4.2 Selection Function
Wide binary identification requires both stars to be spatially resolved and satisfy astrometric and photometric selection criteria (Section 2.1). Therefore, detection depends on angular separation and flux ratio. With large flux ratios, the secondary is more likely to be masked or contaminated by the primary's light at fixed angular separation; conversely, this occurs less frequently. This effect must be considered when inferring intrinsic projected separation distributions. Additionally, detection depends on apparent magnitudes: if either star is too faint, the system is difficult to detect. If undetected binaries share the same intrinsic separation distribution as detected ones, there is no impact on inference, requiring the separation distribution to be independent of distance and absolute magnitude. El-Badry 2018's maximum distance was 200 pc, where φ(s|m) does not vary significantly with distance. However, when the high-purity sample extends to nearly 1 kpc, distance-induced variations in power-law parameters, especially index γ (or γ₁), must be considered. As established in Section 3, sample incompleteness arises from selection effects related to magnitude difference ΔG and angular separation θ. To quantitatively study these effects, we adopt El-Badry and Rix's selection function f_ΔG(θ) to describe the probability of detecting a companion at given angular separation θ. In Section 4.3, we use this selection function to correct selection effects when deriving intrinsic separation distributions:
$$f_{\Delta G}(\theta) = \frac{1}{1 + (\theta/\theta_0)^{-\beta}}$$
The selection function f_ΔG(θ) depends on angular separation θ and magnitude difference ΔG (absolute G-band magnitude difference), where θ₀ represents the angular separation at which sensitivity drops below unity, and β determines the rate of sensitivity decline when θ ≪ θ₀. We first performed statistical analysis for 10 different distance shells (see [FIGURE:8]), then estimated optimal θ₀ and β values for different ΔG through interpolation fitting of discrete ΔG values. Note that f_ΔG(θ) does not represent an absolute selection function but rather the relative ratio of detected binaries at angular separation θ to those detected at arbitrarily large separations.

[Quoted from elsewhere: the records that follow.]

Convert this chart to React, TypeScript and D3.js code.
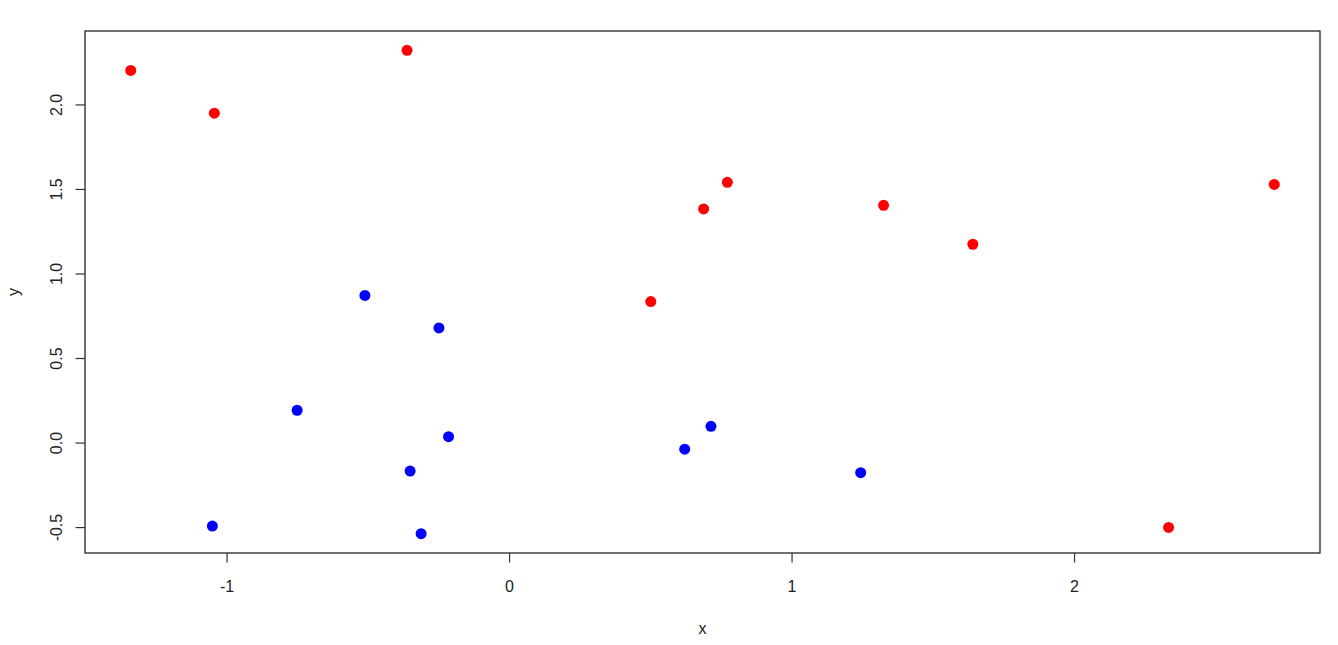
import React from 'react';
import * as d3 from 'd3';

// points
const redX = [-1.341, -1.045, -0.363, 0.500, 0.687, 0.771, 1.324, 1.640, 2.707, 2.333];
const redY = [2.204, 1.951, 2.323, 0.837, 1.385, 1.542, 1.406, 1.176, 1.530, -0.499];
const blueX = [-0.512, -0.250, -0.752, -0.216, -0.352, -0.313, -1.052, 0.620, 0.713, 1.243];
const blueY = [0.873, 0.681, 0.194, 0.038, -0.166, -0.536, -0.491, -0.036, 0.099, -0.175];

const xTicks = [-1, 0, 1, 2];
const yTicks = [-0.5, 0.0, 0.5, 1.0, 1.5, 2.0];

const W = 1338;
const H = 645;
const box = { left: 85, right: 1320, top: 31, bottom: 553 };

// R style axis range: data extent padded by 4% each side
function rRange(vals: number[]): [number, number] {
  const [lo, hi] = d3.extent(vals) as [number, number];
  const pad = (hi - lo) * 0.04;
  return [lo - pad, hi + pad];
}

export default function App() {
  const allX = redX.concat(blueX);
  const allY = redY.concat(blueY);

  const x = d3.scaleLinear().domain(rRange(allX)).range([box.left, box.right]);
  const y = d3.scaleLinear().domain(rRange(allY)).range([box.bottom, box.top]);

  const font = '"Liberation Sans", Arial, sans-serif';
  const tickLen = 9.5;

  const red = redX.map((v, i) => ({ x: v, y: redY[i] }));
  const blue = blueX.map((v, i) => ({ x: v, y: blueY[i] }));

  return (
    <svg width={W} height={H} style={{ position: 'fixed', left: 0, top: 0, background: '#fff' }}>
      <rect x={box.left} y={box.top} width={box.right - box.left} height={box.bottom - box.top}
        fill="none" stroke="#111" strokeWidth={1.2} />

      {xTicks.map(t => (
        <g key={'x' + t}>
          <line x1={x(t)} x2={x(t)} y1={box.bottom} y2={box.bottom + tickLen} stroke="#333" strokeWidth={1.2} />
          <text x={x(t)} y={591.5} textAnchor="middle" fontFamily={font} fontSize={16} fill="#222">
            {d3.format('')(t).replace('−', '-')}
          </text>
        </g>
      ))}

      {yTicks.map(t => (
        <g key={'y' + t}>
          <line x1={box.left - tickLen} x2={box.left} y1={y(t)} y2={y(t)} stroke="#333" strokeWidth={1.2} />
          <text transform={`translate(61.5,${y(t)}) rotate(-90)`} textAnchor="middle"
            fontFamily={font} fontSize={16} fill="#222">
            {d3.format('.1f')(t).replace('−', '-')}
          </text>
        </g>
      ))}

      <text x={(box.left + box.right) / 2} y={634} textAnchor="middle" fontFamily={font} fontSize={16} fill="#222">x</text>
      <text transform={`translate(19,${(box.top + box.bottom) / 2}) rotate(-90)`} textAnchor="middle"
        fontFamily={font} fontSize={16} fill="#222">y</text>

      {red.map((d, i) => (
        <circle key={'r' + i} cx={x(d.x)} cy={y(d.y)} r={5.5} fill="#ff0000" />
      ))}
      {blue.map((d, i) => (
        <circle key={'b' + i} cx={x(d.x)} cy={y(d.y)} r={5.5} fill="#0000ff" />
      ))}
    </svg>
  );
}
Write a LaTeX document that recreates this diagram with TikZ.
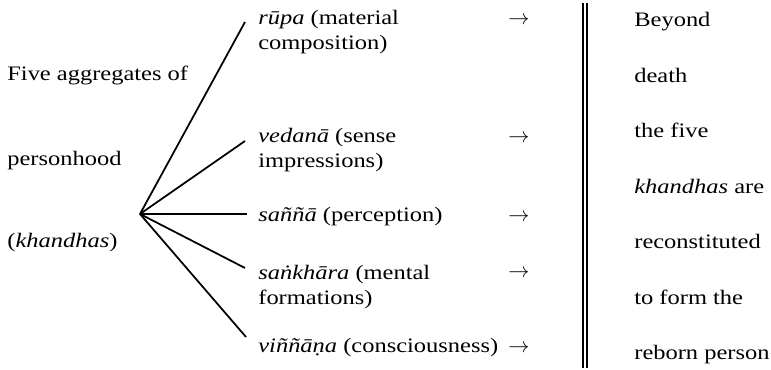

[FIGURE:8] shows the relationship between completeness and angular separation θ for different magnitude differences ΔG in various distance shells. Using a method similar to Arenou et al., we assessed how Gaia photometric sensitivity to companions varies with angular separation. For each ΔG interval, we calculated the relative fraction of binaries passing selection criteria (Section 2.1) in angular separation bins of width ≈0.66″. Linear interpolation fitting of discrete ΔG values (using interval midpoints) estimated optimal θ₀ and β parameters for the selection function f_ΔG(θ). Generally, smaller ΔG and larger θ yield higher completeness.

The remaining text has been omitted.